The scrutiny is even more intense on publicly funded jobs, such as Austin city buildings, parks and schools, Wagner said.
“Over the last 10 years, we’ve really focused hard on making sure that when companies are bidding or trying to land publicly funded jobs — that we’re out there letting them know that they’re being monitored and we’re going to be watching,’’ Wagner said.
“We’ve turned a lot of them in, and there’s been a lot of them busted for not paying the right wage rates for publicly funded jobs and violating IRS laws by not taking out taxes,’’ Wagner said.
Critics want reform
Some in the industry have criticized reforms such as the $200 penalty for not being tough enough. Critics say that few contractors will get caught, and those who will get caught won’t be deterred by a $200 fine.
Another weakness of the law is that it only applies to government contracts — it doesn’t touch commercial projects, critics say.
What’s more, violators can’t be caught unless someone complains, said Anderson, the owner of the rebar company in east Dallas.
“If I could make one-tenth of one percent more, I would hire 100 people to just go after this stuff,’’ Anderson said.
A better reform may be a program that sets an expectation for developers to raise industry standards, worker advocacy groups said. The Better Builder program, established in 2011 by the Workers Defense Project, has several Austin developers on board, including Apple Inc. The companies have signed an agreement as part of economic development policies adopted by Travis County and the city of Austin in 2013.
“It implements change at the top,’’ said Stephanie Gharkhanian, research and policy director for Workers Defense Project. “The developers are aware of what is broken. They have to see that it is in their best interest to work to improve the industry and to raise standards.
“That’s why it is so powerful.”
‘Build it better’
One muggy mid-morning in June, more than 100 demonstrators were at Cole Park, a few miles from downtown Dallas, to urge a prominent luxury apartment developer to adopt standards under the Better Builder Program. They carried signs that read, “Build it Better!” and “Justice!”
A spokesman for the Altanta-based developer, Gables Residential, said it was working to “advance the conversation” with Workers Defense Project and was committed to a safe and fair work environment for workers.

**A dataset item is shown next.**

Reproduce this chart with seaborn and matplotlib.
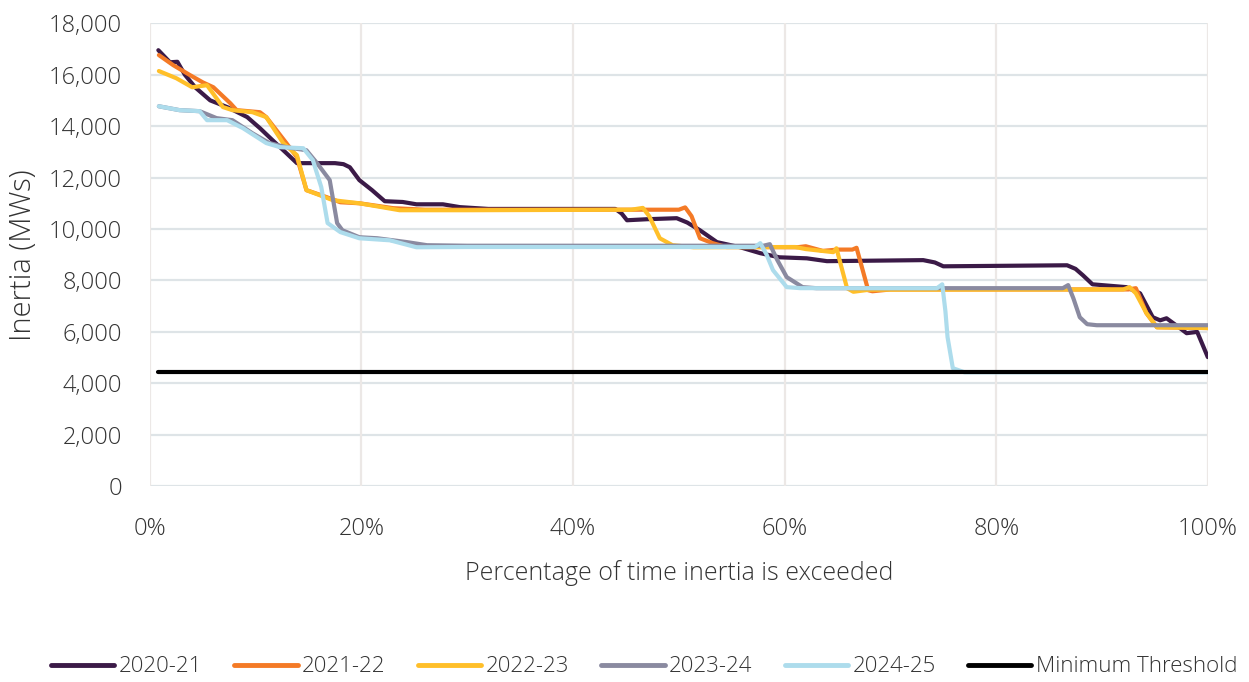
import pandas as pd
import matplotlib.pyplot as plt
import seaborn as sns
from matplotlib.ticker import FuncFormatter, PercentFormatter

# series (x = % of time, y = inertia in MWs)
x_2020 = [0.8, 1.9, 2.6, 3.3, 4.3, 5.7, 7.3, 9.2, 10.4, 11.6, 12.9, 13.9, 15.5, 17.5, 18.3,
          18.9, 19.8, 21.0, 22.2, 23.9, 25.2, 27.7, 29.3, 32.0, 44.0, 44.6, 45.1, 47.0, 49.8,
          50.8, 52.0, 53.6, 55.8, 57.7, 59.5, 62.1, 64.0, 73.1, 74.2, 75.0, 86.7, 87.5, 88.2,
          89.1, 92.3, 93.6, 94.8, 95.5, 96.1, 97.2, 98.0, 99.0, 100.0]
y_2020 = [16950, 16480, 16500, 16000, 15500, 15000, 14740, 14350, 13920, 13450, 12950, 12560,
          12560, 12560, 12520, 12400, 11900, 11510, 11080, 11050, 10960, 10960, 10850, 10780,
          10780, 10600, 10340, 10380, 10420, 10250, 9950, 9490, 9290, 9060, 8900, 8860, 8750,
          8790, 8700, 8550, 8590, 8450, 8200, 7850, 7740, 7500, 6570, 6450, 6530, 6200, 5950,
          6000, 5020]

x_2021 = [0.85, 2.2, 3.8, 5.0, 6.0, 7.6, 8.2, 10.4, 11.0, 12.9, 13.9, 14.8, 16.7, 18.0, 19.8,
          23.0, 26.0, 50.0, 50.6, 51.2, 52.0, 53.2, 54.5, 61.2, 62.0, 63.6, 65.0, 66.4, 66.8,
          67.9, 68.3, 70.0, 92.5, 93.2, 94.2, 95.2, 100.0]
y_2021 = [16760, 16370, 15980, 15700, 15510, 14890, 14620, 14540, 14350, 13340, 12790, 11510,
          11240, 11040, 11000, 10810, 10750, 10750, 10840, 10500, 9640, 9450, 9300, 9290, 9330,
          9150, 9200, 9200, 9270, 7620, 7580, 7650, 7650, 7700, 6730, 6180, 6150]

x_2022 = [0.85, 2.5, 4.0, 5.4, 6.9, 7.8, 9.7, 11.0, 12.6, 13.9, 14.8, 17.3, 19.8, 23.6, 30.0,
          45.5, 46.6, 47.2, 48.2, 49.4, 51.4, 61.0, 62.0, 64.6, 64.9, 65.9, 66.5, 68.0, 92.0,
          92.6, 93.2, 94.2, 95.2, 100.0]
y_2022 = [16140, 15860, 15510, 15590, 14740, 14620, 14540, 14350, 13340, 12870, 11510, 11120,
          11000, 10730, 10730, 10750, 10820, 10500, 9640, 9370, 9290, 9300, 9220, 9100, 9250,
          7700, 7560, 7640, 7650, 7740, 7500, 6730, 6180, 6150]

x_2023 = [0.85, 2.8, 4.7, 6.3, 7.8, 9.7, 11.3, 12.9, 14.8, 15.8, 17.0, 17.7, 18.2, 19.8, 21.5,
          24.3, 26.2, 30.0, 58.0, 58.6, 59.3, 60.2, 61.7, 63.0, 86.3, 86.8, 87.3, 87.9, 88.6,
          89.5, 100.0]
y_2023 = [14770, 14620, 14580, 14310, 14230, 13720, 13340, 13180, 13060, 12560, 11900, 10230,
          9950, 9680, 9640, 9490, 9370, 9350, 9350, 9410, 8800, 8130, 7740, 7700, 7700, 7820,
          7300, 6570, 6300, 6260, 6260]

x_2024 = [0.85, 2.8, 4.7, 5.4, 7.3, 8.8, 11.0, 12.3, 14.5, 15.4, 16.2, 16.8, 18.0, 19.8, 22.7,
          25.2, 30.0, 57.2, 57.7, 58.3, 58.9, 60.2, 61.5, 74.4, 74.9, 75.2, 75.4, 75.9, 77.0,
          100.0]
y_2024 = [14770, 14620, 14580, 14230, 14230, 13920, 13340, 13180, 13140, 12680, 11630, 10230,
          9880, 9640, 9560, 9290, 9300, 9300, 9450, 9000, 8400, 7740, 7700, 7700, 7850, 6800,
          5800, 4590, 4430, 4430]

x_min = [0.8, 100.0]
y_min = [4430, 4430]

labels = ["2020-21", "2021-22", "2022-23", "2023-24", "2024-25", "Minimum Threshold"]
colors = ["#3B1A47", "#F47A26", "#FFBF29", "#8A8AA0", "#ADDCEC", "#000000"]
xs = [x_2020, x_2021, x_2022, x_2023, x_2024, x_min]
ys = [y_2020, y_2021, y_2022, y_2023, y_2024, y_min]

frames = []
for lab, x, y in zip(labels, xs, ys):
    frames.append(pd.DataFrame({"pct": x, "inertia": y, "series": lab}))
df = pd.concat(frames, ignore_index=True)

sns.set_theme(style="white")
plt.rcParams['font.family'] = ['Open Sans', 'DejaVu Sans']
text_col = "#333333"

fig = plt.figure(figsize=(12.49, 6.82), dpi=100)
ax = fig.add_axes([0.120, 0.287, 0.847, 0.679])

sns.lineplot(data=df, x="pct", y="inertia", hue="series", hue_order=labels,
             palette=dict(zip(labels, colors)), estimator=None, sort=False,
             linewidth=3, ax=ax, legend=False)
for line in ax.lines:
    line.set_solid_joinstyle("round")
    line.set_solid_capstyle("round")

ax.set_xlim(0, 100)
ax.set_ylim(0, 18000)
ax.set_xticks(range(0, 101, 20))
ax.set_yticks(range(0, 18001, 2000))
ax.xaxis.set_major_formatter(PercentFormatter(decimals=0))
ax.yaxis.set_major_formatter(FuncFormatter(lambda v, p: f"{int(v):,}"))

# gridlines: horizontal bluish grey, vertical warm grey
ax.grid(False)
for v in range(0, 18001, 2000):
    ax.axhline(v, color="#DEE4E7", lw=1.6, zorder=0)
for v in range(0, 101, 20):
    ax.axvline(v, color="#ECE8E6", lw=1.6, zorder=0)
for s in ax.spines.values():
    s.set_visible(False)

ax.tick_params(axis="both", length=0, labelsize=17, colors=text_col)
ax.tick_params(axis="x", pad=22)
ax.tick_params(axis="y", pad=20)
for t in ax.get_xticklabels() + ax.get_yticklabels():
    t.set_fontweight("light")
ax.set_xlabel("Percentage of time inertia is exceeded", fontsize=18, color=text_col,
              labelpad=14, fontweight="light")
ax.set_ylabel("Inertia (MWs)", fontsize=21, color=text_col, labelpad=8, fontweight="light")

handles = [plt.Line2D([0], [0], color=c, lw=3.5, solid_capstyle="round") for c in colors]
leg = fig.legend(handles, labels, loc="center", bbox_to_anchor=(0.5156, 0.022), ncol=6,
                 frameon=False, fontsize=16, handlelength=2.85, handletextpad=0.2,
                 columnspacing=1.45, labelcolor=text_col)
for t in leg.get_texts():
    t.set_fontweight("light")

fig.savefig("out.png", dpi=100)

Violations of the Better Builder agreement could result in millions lost in city subsidies and public assets, Gharakhanian said.

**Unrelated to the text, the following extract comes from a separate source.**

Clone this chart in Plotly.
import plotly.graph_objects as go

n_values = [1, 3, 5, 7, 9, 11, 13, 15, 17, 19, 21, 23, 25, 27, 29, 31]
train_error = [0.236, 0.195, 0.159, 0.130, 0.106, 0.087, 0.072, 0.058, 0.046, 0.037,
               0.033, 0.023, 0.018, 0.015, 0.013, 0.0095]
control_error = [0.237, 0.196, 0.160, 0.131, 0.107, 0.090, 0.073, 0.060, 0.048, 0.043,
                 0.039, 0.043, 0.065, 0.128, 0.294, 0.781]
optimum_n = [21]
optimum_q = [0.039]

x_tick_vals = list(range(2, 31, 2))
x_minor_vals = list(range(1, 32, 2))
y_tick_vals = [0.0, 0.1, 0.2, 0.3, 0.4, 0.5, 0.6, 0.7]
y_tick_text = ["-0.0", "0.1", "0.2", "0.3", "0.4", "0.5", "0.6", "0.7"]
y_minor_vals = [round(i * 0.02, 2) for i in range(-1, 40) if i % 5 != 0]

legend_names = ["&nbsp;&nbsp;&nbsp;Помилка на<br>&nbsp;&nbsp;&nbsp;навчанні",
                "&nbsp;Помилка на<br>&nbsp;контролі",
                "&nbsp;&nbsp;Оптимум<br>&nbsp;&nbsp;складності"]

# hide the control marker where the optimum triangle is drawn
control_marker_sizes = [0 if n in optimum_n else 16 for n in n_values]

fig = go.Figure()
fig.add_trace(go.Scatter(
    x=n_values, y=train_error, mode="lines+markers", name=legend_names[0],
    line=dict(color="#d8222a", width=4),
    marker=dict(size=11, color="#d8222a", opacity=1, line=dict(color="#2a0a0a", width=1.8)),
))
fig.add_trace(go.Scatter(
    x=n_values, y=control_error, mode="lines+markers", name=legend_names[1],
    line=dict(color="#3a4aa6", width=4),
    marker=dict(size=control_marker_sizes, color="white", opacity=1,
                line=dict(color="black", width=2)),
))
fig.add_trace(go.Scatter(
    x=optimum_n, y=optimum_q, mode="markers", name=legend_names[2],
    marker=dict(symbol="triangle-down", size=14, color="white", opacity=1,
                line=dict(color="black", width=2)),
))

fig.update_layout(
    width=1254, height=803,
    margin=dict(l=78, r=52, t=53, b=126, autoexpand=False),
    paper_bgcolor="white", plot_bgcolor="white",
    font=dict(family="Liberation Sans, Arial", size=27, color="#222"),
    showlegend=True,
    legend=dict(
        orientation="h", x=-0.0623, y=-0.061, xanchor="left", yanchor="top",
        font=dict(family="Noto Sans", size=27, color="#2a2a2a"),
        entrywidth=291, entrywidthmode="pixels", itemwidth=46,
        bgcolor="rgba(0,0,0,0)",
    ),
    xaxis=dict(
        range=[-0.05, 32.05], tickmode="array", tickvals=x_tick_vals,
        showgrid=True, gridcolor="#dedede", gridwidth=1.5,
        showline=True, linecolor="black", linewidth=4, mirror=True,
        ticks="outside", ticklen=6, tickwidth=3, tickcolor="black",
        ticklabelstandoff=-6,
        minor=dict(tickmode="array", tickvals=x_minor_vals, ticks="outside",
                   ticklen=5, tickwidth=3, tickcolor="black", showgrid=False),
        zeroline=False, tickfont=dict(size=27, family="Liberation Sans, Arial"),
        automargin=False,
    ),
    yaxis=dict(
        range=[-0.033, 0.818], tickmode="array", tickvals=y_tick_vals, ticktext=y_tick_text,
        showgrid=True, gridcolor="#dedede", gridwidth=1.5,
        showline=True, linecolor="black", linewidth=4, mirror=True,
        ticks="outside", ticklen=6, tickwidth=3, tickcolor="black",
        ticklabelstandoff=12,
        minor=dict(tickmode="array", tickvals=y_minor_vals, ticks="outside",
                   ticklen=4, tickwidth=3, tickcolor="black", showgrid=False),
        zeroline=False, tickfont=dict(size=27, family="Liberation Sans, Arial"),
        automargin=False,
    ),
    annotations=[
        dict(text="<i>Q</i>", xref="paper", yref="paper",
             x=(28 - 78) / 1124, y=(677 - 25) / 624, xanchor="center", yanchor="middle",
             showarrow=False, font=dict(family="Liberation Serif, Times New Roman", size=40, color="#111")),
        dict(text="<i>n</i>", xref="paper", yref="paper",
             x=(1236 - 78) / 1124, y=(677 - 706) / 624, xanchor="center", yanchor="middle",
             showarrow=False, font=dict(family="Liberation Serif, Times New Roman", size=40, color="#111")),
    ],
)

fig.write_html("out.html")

The agreement encourages companies to allow trained monitors from the workers’ group to inspect payrolls and work sites for examples of tax cheating. It also sets the expectation that companies will provide safety training and worker compensation protections.
As monitors of hundreds of payroll documents, group leaders also can help developers collect compensation data that meets federal requirements.

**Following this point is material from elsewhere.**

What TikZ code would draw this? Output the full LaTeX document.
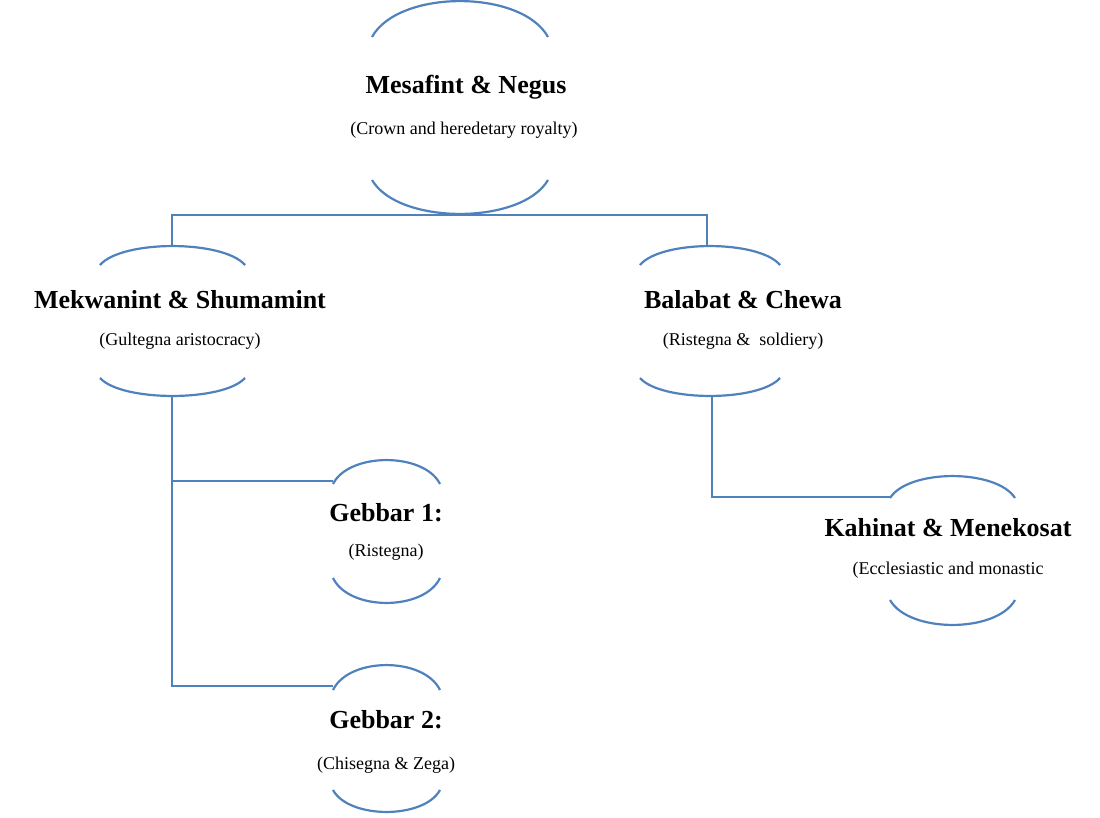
\documentclass[tikz,border=0pt]{standalone}
\usepackage{fontspec}
\setmainfont{Liberation Serif}
\definecolor{arcblue}{RGB}{79,129,189}
\begin{document}
\begin{tikzpicture}[x=1pt,y=-1pt,
  ln/.style={draw=arcblue,line width=2.2pt},
  ttl/.style={font=\bfseries\fontsize{26}{28}\selectfont,inner sep=0pt},
  sub/.style={font=\fontsize{18}{20}\selectfont,inner sep=0pt}]
\useasboundingbox (0,0) rectangle (1100,817);
% arcs: \arcpair{x1}{x2}{top end y}{top peak}{bottom end y}{bottom low}
\newcommand\arcpair[6]{%
  \draw[ln] (#1,#3) .. controls ({#1+0.15*(#2-#1)},{#3-1.33*(#3-#4)}) and ({#2-0.15*(#2-#1)},{#3-1.33*(#3-#4)}) .. (#2,#3);
  \draw[ln] (#1,#5) .. controls ({#1+0.15*(#2-#1)},{#5+1.33*(#6-#5)}) and ({#2-0.15*(#2-#1)},{#5+1.33*(#6-#5)}) .. (#2,#5);}
\arcpair{372}{548}{37}{1}{180}{214}
\arcpair{100}{245}{265}{246}{378}{396}
\arcpair{640}{780}{265}{246}{378}{396}
\arcpair{333}{440}{484}{460}{578}{603}
\arcpair{333}{440}{690}{665}{790}{812}
\arcpair{890}{1015}{498}{476}{600}{625}

\node[ttl] (mn) at (466,87) {Mesafint \& Negus};
\node[sub] (mns) at (464,130) {(Crown and heredetary royalty)};
\node[ttl] (mk) at (180,300) {Mekwanint \& Shumamint};
\node[sub] (mks) at (180,341) {(Gultegna aristocracy)};
\node[ttl] (bc) at (743,300) {Balabat \& Chewa};
\node[sub] (bcs) at (743,341) {(Ristegna \&\ \ soldiery)};
\node[ttl] (g1) at (386,513) {Gebbar 1:};
\node[sub] (g1s) at (386,552) {(Ristegna)};
\node[ttl] (g2) at (386,720) {Gebbar 2:};
\node[sub] (g2s) at (386,765) {(Chisegna \& Zega)};
\node[ttl] (kh) at (948,528) {Kahinat \& Menekosat};
\node[sub] (khs) at (948,570) {(Ecclesiastic and monastic};

\coordinate (top) at (458,215);
\coordinate (l) at (172,215);
\coordinate (r) at (707,215);
\coordinate (lb) at (172,246);
\coordinate (rb) at (707,246);
\coordinate (mkb) at (172,396);
\coordinate (j1) at (172,481);
\coordinate (g1t) at (333,481);
\coordinate (j2) at (172,686);
\coordinate (g2t) at (333,686);
\coordinate (bcb) at (712,396);
\coordinate (j3) at (712,497);
\coordinate (kht) at (890,497);
\draw[ln] (lb) -- (l) -- (r) -- (rb);
\draw[ln] (mkb) -- (j2) -- (g2t);
\draw[ln] (j1) -- (g1t);
\draw[ln] (bcb) -- (j3) -- (kht);
\end{tikzpicture}
\end{document}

“We identify a lot of it [tax cheating] and we work with the developer and various subcontractors to cure misclassification when we find it on site,’’ Gharakhanian said.
It might be time for the industry to clean house, said State Rep. Sylvia Garcia, D-Houston, who co-sponsored the $200 penalty bill with Davis.
“At least we are getting into the first steps of tackling this issue,’’ Garcia said. “This is not the end of the story.”